What the exercise asks: Quote the records exactly, starting at the first line and stopping after the line with "plt.rcParams['hatch.linewidth'] = 1.6"; skip the pictures.

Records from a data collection
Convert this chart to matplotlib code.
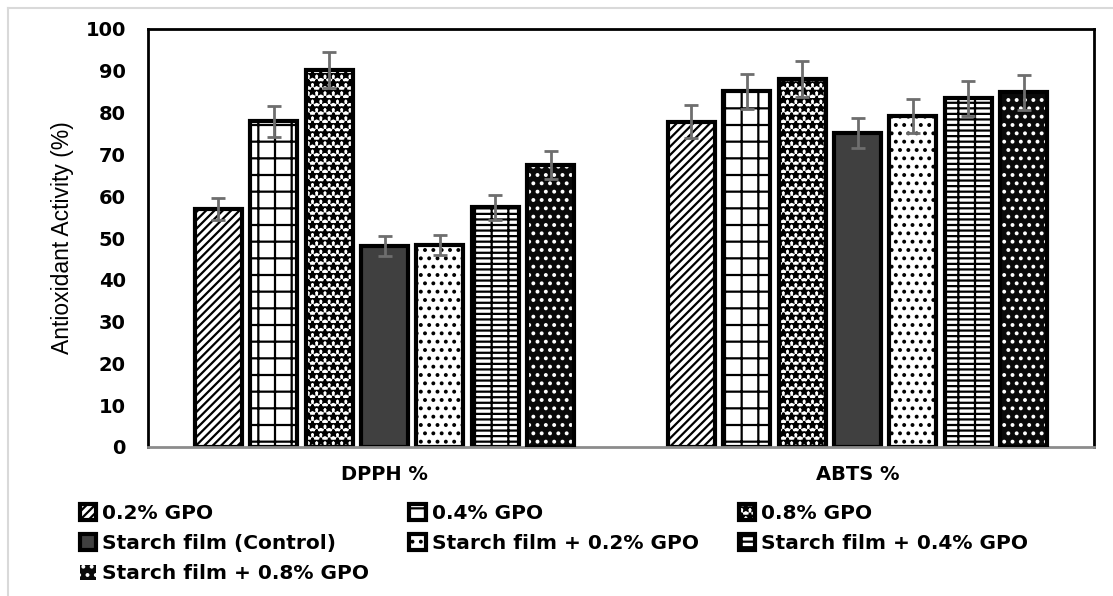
import matplotlib.pyplot as plt
import numpy as np
from matplotlib.patches import Rectangle
from matplotlib.lines import Line2D

plt.rcParams['hatch.linewidth'] = 1.6

# data
assays = ['DPPH %', 'ABTS %']
samples = ['0.2% GPO', '0.4% GPO', '0.8% GPO', 'Starch film (Control)',
           'Starch film + 0.2% GPO', 'Starch film + 0.4% GPO', 'Starch film + 0.8% GPO']
dpph = [56.9, 77.9, 90.3, 48.1, 48.3, 57.3, 67.4]
dpph_err = [2.7, 3.7, 4.3, 2.3, 2.4, 3.0, 3.3]
abts = [77.8, 85.1, 88.0, 75.1, 79.2, 83.4, 84.9]
abts_err = [3.9, 4.2, 4.3, 3.6, 4.0, 4.2, 4.2]

faces = ['white', 'white', 'white', '#404040', 'white', 'white', '#0a0a0a']
hatches = ['////', '+', '**', None, '..', '---|', '..']

fig = plt.figure(figsize=(11.13, 5.96), dpi=100)
ax = fig.add_axes([148 / 1113, 1 - 447 / 596, (1094 - 148) / 1113, (447 - 29) / 596])

x = np.arange(len(assays))
step = 0.117
width = 0.099
handles = []
for i, name in enumerate(samples):
    vals = [dpph[i], abts[i]]
    errs = [dpph_err[i], abts_err[i]]
    pos = x + (i - 3) * step
    if i == 6:
        # dark bar with light hatch, then a black outline on top
        ax.bar(pos, vals, width, color=faces[i], edgecolor='white', lw=0,
               hatch=hatches[i], zorder=2)
        ax.bar(pos, vals, width, fill=False, edgecolor='black', lw=3, zorder=3)
        h = Rectangle((0, 0), 1, 1, facecolor=faces[i], edgecolor='white',
                      hatch='..', lw=0)
    else:
        b = ax.bar(pos, vals, width, color=faces[i], edgecolor='black', lw=3,
                   hatch=hatches[i], zorder=2)
        h = b[0]
    ax.errorbar(pos, vals, yerr=errs, fmt='none', ecolor='#6e6e6e', elinewidth=2,
                capsize=5, capthick=2, zorder=4)
    handles.append(h)

ax.set_xlim(-0.5, 1.5)
ax.set_ylim(0, 100)
ax.set_yticks(range(0, 101, 10))
ax.set_xticks(x)
ax.set_xticklabels(assays, fontsize=14, fontweight='bold')
ax.tick_params(axis='both', length=0)
ax.tick_params(axis='x', pad=13)
ax.tick_params(axis='y', pad=16, labelsize=14)
for t in ax.get_yticklabels():
    t.set_fontweight('bold')
ax.set_ylabel('Antioxidant Activity (%)', fontsize=16.5, family='Liberation Sans',
              labelpad=8)
for s in ['left', 'top', 'right']:
    ax.spines[s].set_linewidth(2)
    ax.spines[s].set_color('black')
ax.spines['bottom'].set_linewidth(2)
ax.spines['bottom'].set_color('#8c8c8c')

# legend laid out row by row like the original (matplotlib fills columns)
order = [0, 3, 6, 1, 4, 2, 5]
fig.legend([handles[k] for k in order], [samples[k] for k in order],
           ncol=3, loc='upper left', bbox_to_anchor=(72 / 1113, 1 - 496 / 596),
           frameon=False, prop={'weight': 'bold', 'size': 14.5},
           handlelength=0.8, handleheight=0.8, handletextpad=0.3,
           columnspacing=2.0, labelspacing=0.55, borderaxespad=0)

# light frame around the whole chart
fig.add_artist(Line2D([8 / 1113, 8 / 1113], [0, 1 - 8 / 596], color='#d9d9d9', lw=1.5))
fig.add_artist(Line2D([8 / 1113, 1], [1 - 8 / 596, 1 - 8 / 596], color='#d9d9d9', lw=1.5))

fig.savefig('out.png', dpi=100)
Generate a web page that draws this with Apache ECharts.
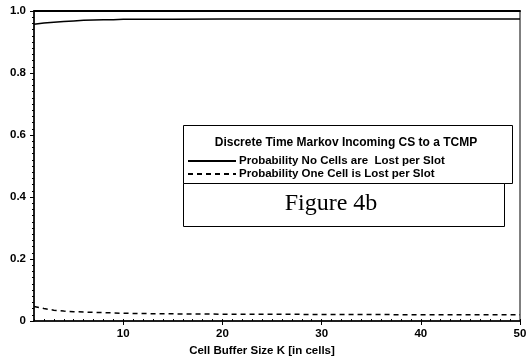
<!DOCTYPE html>
<html><head><meta charset="utf-8">
<script src="https://cdn.jsdelivr.net/npm/echarts@6/dist/echarts.min.js"></script>
<style>html,body{margin:0;padding:0;background:#fff}#c{width:530px;height:364px}</style>
</head><body><div id="c"></div>
<script>
const bufferSize = [1,2,3,4,5,6,7,8,9,10,12,15,20,25,30,35,40,45,50];
const probNoLoss = [0.957,0.961,0.964,0.966,0.968,0.970,0.971,0.972,0.972,0.973,0.973,0.973,0.974,0.974,0.974,0.974,0.974,0.974,0.974];
const probOneLoss = [0.047,0.040,0.035,0.032,0.030,0.029,0.028,0.027,0.026,0.025,0.024,0.023,0.022,0.022,0.021,0.021,0.020,0.020,0.020];
const xTickLabels = [10,20,30,40,50];
const seriesNames = ['Probability No Cells are  Lost per Slot','Probability One Cell is Lost per Slot'];
const legendTitle = 'Discrete Time Markov Incoming CS to a TCMP';
const figureLabel = 'Figure 4b';

const font = 'Liberation Sans, Arial, sans-serif';
const minorX = [];
for (let i = 1; i <= 50; i++) minorX.push(i);

const chart = echarts.init(document.getElementById('c'));
chart.setOption({
  animation: false,
  backgroundColor: '#fff',
  grid: {left: 34, right: 10, top: 11, bottom: 43, show: true, borderColor: '#000', borderWidth: 1},
  xAxis: [{
    type: 'value', min: 1, max: 50, position: 'bottom',
    name: 'Cell Buffer Size K [in cells]', nameLocation: 'middle', nameGap: 23,
    nameTextStyle: {fontFamily: font, fontSize: 11.5, fontWeight: 'bold', color: '#000', padding: [0, 30, 0, 0]},
    axisLine: {lineStyle: {color: '#000', width: 1.5}},
    axisTick: {customValues: xTickLabels, length: 4, inside: false, lineStyle: {color: '#000'}},
    axisLabel: {customValues: xTickLabels, fontFamily: font, fontSize: 11.5, fontWeight: 'bold', color: '#000', margin: 7},
    splitLine: {show: false}
  }, {
    type: 'value', min: 1, max: 50, position: 'bottom',
    axisLine: {show: false},
    axisTick: {customValues: minorX, length: 2, inside: true, lineStyle: {color: '#000'}},
    axisLabel: {show: false},
    splitLine: {show: false}
  }, {
    type: 'value', min: 1, max: 50, position: 'top',
    axisLine: {lineStyle: {color: '#000', width: 2}},
    axisTick: {show: false}, axisLabel: {show: false}, splitLine: {show: false}
  }],
  yAxis: {
    type: 'value', min: 0, max: 1, interval: 0.2,
    axisLine: {show: true, lineStyle: {color: '#000', width: 1.5}},
    axisTick: {show: true, length: 4, lineStyle: {color: '#000'}},
    minorTick: {show: true, splitNumber: 10, length: 2, lineStyle: {color: '#000'}},
    axisLabel: {fontFamily: font, fontSize: 11.5, fontWeight: 'bold', color: '#000', margin: 8,
      formatter: v => v === 0 ? '0' : v.toFixed(1)},
    splitLine: {show: false}
  },
  legend: {
    orient: 'vertical', left: 187, top: 155, itemWidth: 48, itemHeight: 9, itemGap: 1,
    padding: 0,
    itemStyle: {opacity: 0},
    textStyle: {fontFamily: font, fontSize: 11.5, fontWeight: 'bold', color: '#000', padding: [0,0,0,-2]},
    data: seriesNames
  },
  series: [{
    name: seriesNames[0], type: 'line', symbol: 'none', xAxisIndex: 0,
    data: bufferSize.map((k, i) => [k, probNoLoss[i]]),
    lineStyle: {color: '#000', width: 1.5}, itemStyle: {color: '#000'}
  }, {
    name: seriesNames[1], type: 'line', symbol: 'none', xAxisIndex: 0,
    data: bufferSize.map((k, i) => [k, probOneLoss[i]]),
    lineStyle: {color: '#000', width: 1.5, type: [5, 4]}, itemStyle: {color: '#000'}
  }],
  graphic: [
    {type: 'rect', z: 0, shape: {x: 183.5, y: 125.5, width: 329, height: 58}, style: {fill: '#fff', stroke: '#000', lineWidth: 1}},
    {type: 'text', z: 10, style: {x: 346, y: 143, text: legendTitle, align: 'center', verticalAlign: 'middle', font: 'bold 12px ' + font, fill: '#000'}},
    {type: 'rect', z: 0, shape: {x: 183.5, y: 183.5, width: 321, height: 43}, style: {fill: '#fff', stroke: '#000', lineWidth: 1}},
    {type: 'text', z: 10, style: {x: 331, y: 204, text: figureLabel, align: 'center', verticalAlign: 'middle', font: '24px "Liberation Serif", "Times New Roman", serif', fill: '#000'}}
  ]
});
</script></body></html>
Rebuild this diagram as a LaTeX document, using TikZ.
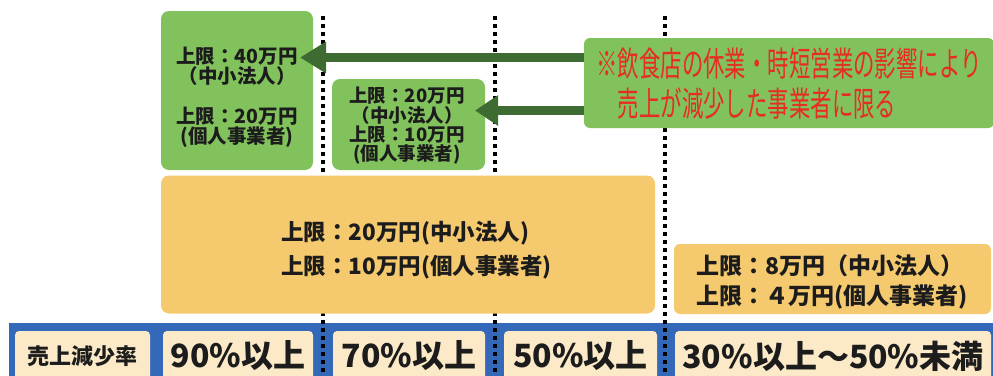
\documentclass[tikz,border=0pt]{standalone}
\usepackage{fontspec}
\usepackage{graphicx}
\setmainfont{Noto Sans CJK JP}
\usetikzlibrary{arrows.meta}
\definecolor{gfill}{RGB}{130,194,92}
\definecolor{garrow}{RGB}{62,107,50}
\definecolor{ofill}{RGB}{245,201,110}
\definecolor{cfill}{RGB}{251,233,200}
\definecolor{bbar}{RGB}{52,104,184}
\definecolor{rtext}{RGB}{230,45,35}
\definecolor{ink}{RGB}{28,28,28}
\newcommand\fsz[2]{\fontsize{#1}{#2}\selectfont}
\begin{document}
\begin{tikzpicture}[x=1pt,y=-1pt,
  box/.style={rounded corners=8pt, inner sep=0pt, draw=none},
  gbox/.style={box, fill=gfill},
  obox/.style={box, fill=ofill},
  cell/.style={rounded corners=4pt, fill=cfill, inner sep=0pt, minimum height=50pt, text=ink, font=\bfseries\fsz{32}{34}},
  divider/.style={line width=4pt, dash pattern=on 4pt off 4pt, black},
  bigarrow/.style={draw=garrow, line width=9pt, -{Triangle[length=26pt,width=30pt]}},
  lbl/.style={inner sep=0pt, text=ink, align=center}
]
\useasboundingbox (0,0) rectangle (993,375);
% blue bar
\node[fill=bbar, inner sep=0pt, minimum width=991pt, minimum height=60pt, anchor=north west] (bar) at (9,323) {};
% dividers
\coordinate (d1t) at (323,16); \coordinate (d1b) at (323,380);
\coordinate (d2t) at (495,16); \coordinate (d2b) at (495,380);
\coordinate (d3t) at (665,16); \coordinate (d3b) at (665,380);
\draw[divider] (d1t) -- (d1b);
\draw[divider] (d2t) -- (d2b);
\draw[divider] (d3t) -- (d3b);
% boxes
\node[gbox, minimum width=152pt, minimum height=159pt] (g1) at (237,90.5) {};
\node[gbox, minimum width=153pt, minimum height=91pt] (g2) at (408.5,124.5) {};
\node[gbox, rounded corners=6pt, minimum width=410pt, minimum height=90pt] (rbox) at (789,83) {};
\node[obox, minimum width=494pt, minimum height=138pt] (o1) at (408,244.5) {};
\node[obox, rounded corners=6pt, minimum width=317pt, minimum height=70pt] (o2) at (832.5,279) {};
% texts
\node[lbl, font=\bfseries\fsz{19.5}{20}] (t1) at (237,97) {上限：40万円\\（中小法人）\\[20pt]上限：20万円\\(個人事業者)};
\node[lbl, font=\bfseries\fsz{18.5}{19.3}] (t2) at (407,126) {上限：20万円\\（中小法人）\\上限：10万円\\(個人事業者)};
\node[lbl, font=\bfseries\fsz{22.5}{34}, align=left, anchor=west] (t3) at (281,250) {上限：20万円(中小法人)\\上限：10万円(個人事業者)};
\node[lbl, font=\bfseries\fsz{23}{30}, align=left, anchor=west] (t4) at (696,282) {上限：8万円（中小法人）\\上限：４万円(個人事業者)};
\node[inner sep=0pt, text=rtext, font=\fsz{34}{37}] (rt) at (789,88) {\scalebox{0.63}[1]{\begin{tabular}{@{}l@{}}※飲食店の休業・時短営業の影響により\\　売上が減少した事業者に限る\end{tabular}}};
% cells
\node[cell, minimum width=135pt, font=\bfseries\fsz{22}{24}] (c0) at (82.5,356) {売上減少率};
\node[cell, minimum width=150pt] (c1) at (238,356) {90\%以上};
\node[cell, minimum width=152pt] (c2) at (409,356) {70\%以上};
\node[cell, minimum width=153pt] (c3) at (580.5,356) {50\%以上};
\node[cell, minimum width=316pt] (c4) at (833,356) {30\%以上～50\%未満};
% arrows
\coordinate (tip1) at (300,57.5);
\coordinate (tip2) at (475,110.5);
\draw[bigarrow] (rbox.west |- tip1) -- (tip1);
\draw[bigarrow, -{Triangle[length=23pt,width=29pt]}] (rbox.west |- tip2) -- (tip2);
\end{tikzpicture}
\end{document}
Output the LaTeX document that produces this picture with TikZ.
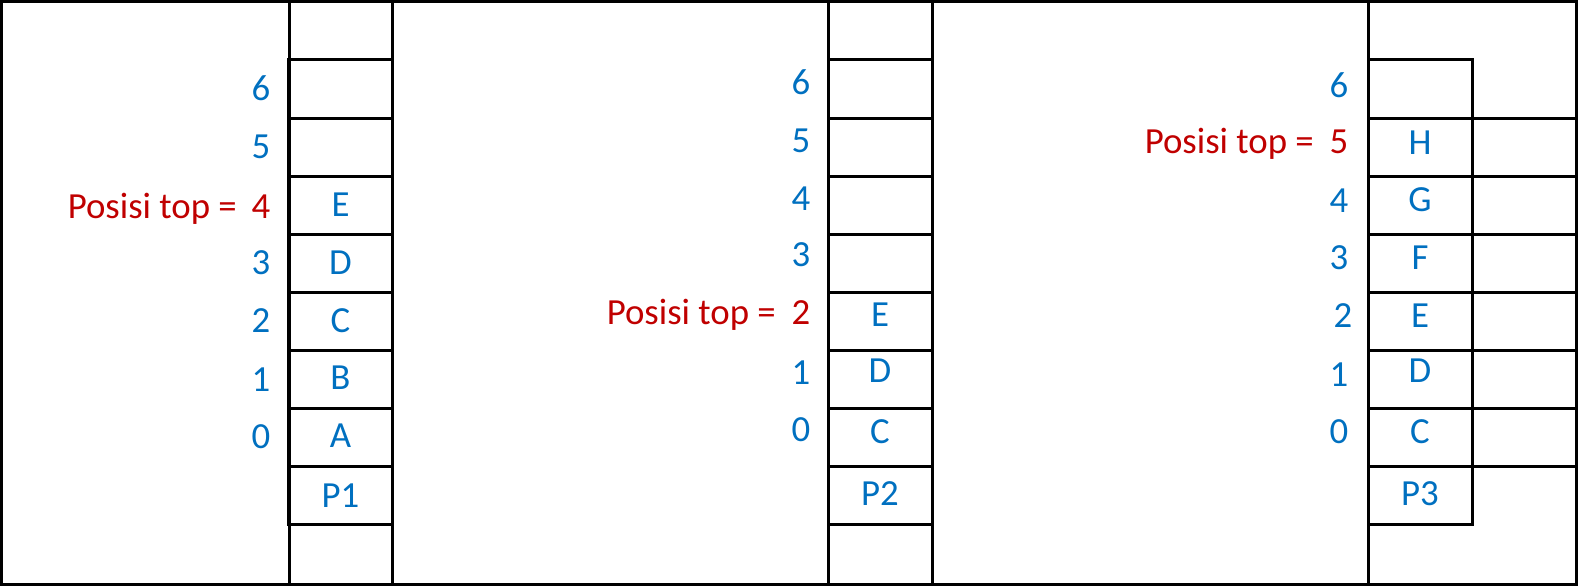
\documentclass[tikz,border=0pt]{standalone}
\usepackage{fontspec}
\setmainfont{Carlito}
\definecolor{idxblue}{HTML}{0070C0}
\definecolor{topred}{HTML}{C00000}
\begin{document}
\begin{tikzpicture}[x=1pt,y=-1pt,
  frame/.style={line width=3pt},
  cell/.style={draw, line width=3pt, rectangle, minimum width=104pt, minimum height=58pt, inner sep=0pt, outer sep=0pt},
  txt/.style={inner sep=0pt, text height=23.5pt, text depth=0pt, font=\fontsize{36.8}{40}\selectfont},
  idx/.style={txt, text=idxblue},
  lbl/.style={txt, text=topred},
]
\useasboundingbox (0,0) rectangle (1578,586);
\fill[white] (0,0) rectangle (1578,586);
\draw[frame] (1.5,1.5) rectangle (1576,584.5);
% full-height lines
\draw[frame] (289,0) -- (289,586);
\draw[frame] (392,0) -- (392,586);
\draw[frame] (828,0) -- (828,586);
\draw[frame] (932,0) -- (932,586);
\draw[frame] (1368,0) -- (1368,586);
% cells
\foreach \k/\y in {0/89,1/147,2/205,3/263,4/321,5/379,6/437,7/495}{
  \node[cell] (pa\k) at (340.5,\y) {};
  \node[cell] (pb\k) at (880,\y) {};
  \node[cell] (pc\k) at (1420,\y) {};
}
% panel 3 right side
\foreach \k in {1,...,7}{
  \draw[frame] (pc\k.north east) -- ++(104,0);
}
% panel 1 contents
\node[idx] (aE) at (340.5,205) {E};
\node[idx] (aD) at (340.5,263) {D};
\node[idx] (aC) at (340.5,321) {C};
\node[idx] (aB) at (340.5,378) {B};
\node[idx] (aA) at (340.5,436) {A};
\node[idx] (aP) at (340.5,496) {P1};
\node[idx] (a6) at (261,89) {6};
\node[idx] (a5) at (261,147) {5};
\node[lbl] (a4) at (261,207) {4};
\node[idx] (a3) at (261,263) {3};
\node[idx] (a2) at (261,321) {2};
\node[idx] (a1) at (261,380) {1};
\node[idx] (a0) at (261,437) {0};
\node[lbl, anchor=east] (atop) at (237,207) {Posisi top =};
% panel 2 contents
\node[idx] (bE) at (880,315) {E};
\node[idx] (bD) at (880,371) {D};
\node[idx] (bC) at (880,432) {C};
\node[idx] (bP) at (880,494) {P2};
\node[idx] (b6) at (801,83) {6};
\node[idx] (b5) at (801,141) {5};
\node[idx] (b4) at (801,199) {4};
\node[idx] (b3) at (801,255) {3};
\node[lbl] (b2) at (801,313) {2};
\node[idx] (b1) at (801,373) {1};
\node[idx] (b0) at (801,430) {0};
\node[lbl, anchor=east] (btop) at (776,313) {Posisi top =};
% panel 3 contents
\node[idx] (cH) at (1420,143) {H};
\node[idx] (cG) at (1420,200) {G};
\node[idx] (cF) at (1420,258) {F};
\node[idx] (cE) at (1420,316) {E};
\node[idx] (cD) at (1420,371) {D};
\node[idx] (cC) at (1420,432) {C};
\node[idx] (cP) at (1420,494) {P3};
\node[idx] (c6) at (1339,86) {6};
\node[lbl] (c5) at (1339,142) {5};
\node[idx] (c4) at (1339,201) {4};
\node[idx] (c3) at (1339,258) {3};
\node[idx] (c2) at (1343,316) {2};
\node[idx] (c1) at (1339,375) {1};
\node[idx] (c0) at (1339,432) {0};
\node[lbl, anchor=east] (ctop) at (1314,142) {Posisi top =};
\end{tikzpicture}
\end{document}
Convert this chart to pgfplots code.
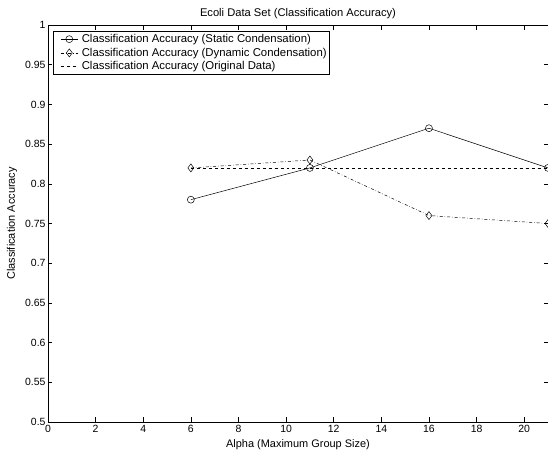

Result:
Convert this chart to matplotlib code.
import matplotlib.pyplot as plt
import numpy as np
from matplotlib.patches import Rectangle
from matplotlib.lines import Line2D

plt.rcParams['hatch.linewidth'] = 1.6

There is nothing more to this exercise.